Pay the evangelist the equivalent of tuition, books, food, and walking-around money. Pay for his family's health insurance through the university (cheaper). Buy a $250,000 term life insurance policy on his life, letting him name the beneficiary: wife or parents ($200/year).
Launch the program at a large university that has lots of foreign students. It should be in a low-cost region. Rent the house the first year. If the program works, buy it the next year. I would begin with Texas A&M. It has a strong Christian influence on the faculty. It is science oriented. It has 45,000 students. Real estate is cheap.
Open a new mission field when more money becomes available. The long-term goal is to establish a presence at the big-name schools. But they are mostly in high-cost areas. So, rent apartments there, if buying housing is prohibitive, e.g., Stanford, Berkeley, Harvard, Chicago.
Even if the campus missionaries never get a single convert -- unlikely -- they will still get their grad school degrees. The donors get something for their money.
What does it cost to keep a missionary in Western Europe -- salary, retirement, insurance, staff support (if any), and housing? Probably $100,000 a year, and rising. The foreign missions boards rarely say what the average salary is. An exception is the Presbyterian Church, USA. In 2006, the average expense was $51,000.
How many baptisms of adults are there per year? The foreign missions board rarely say.
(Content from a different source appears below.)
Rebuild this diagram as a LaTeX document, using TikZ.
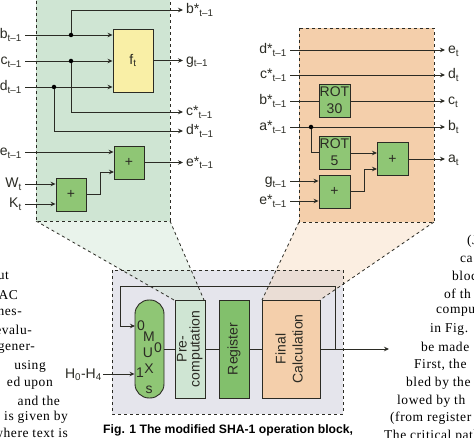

What is the cost per baptism for each mission field? That is, where is the money being spent most effectively? The boards will never, ever publish these figures. This would be too embarrassing for too many missionaries.
They respond: "You can't count the cost of souls!" Really? Then are there other measurable criteria for closing a mission? None? Is it "once sent, always sent"? Is it lifetime employment, no matter what? Is it tenure forever?
Basically, it is. This is why denominational missions boards cannot compete with Youth With a Mission's 15,000 missionaries and staff in 149 countries. YWAM began in 1960, and was expelled by the Assemblies of God. "You are just too inexperienced," the founder was told. Right. "Go away, kid. You bother me." YWAM is sometimes called Youth Without Any Money. This is generally an accurate description. Each missionary raises his own funds. They tend to be young. They are not seminary graduates.
With my program, there would be no tenure. But if a man really did have a gift for this, he could raise his own funds, YWAM style, after graduation. Also, my program does not tie down an ordained pastor, who he could be in home missions. Ordained foreign missionaries in the field should be running local theological training programs for indigenous missionaries, who know the language and the culture, and who in Third World countries are cheap to fund.
I am all for foreign missions. But when Mohammed cannot afford to go to the mountain, he had better start looking for a nearby hill.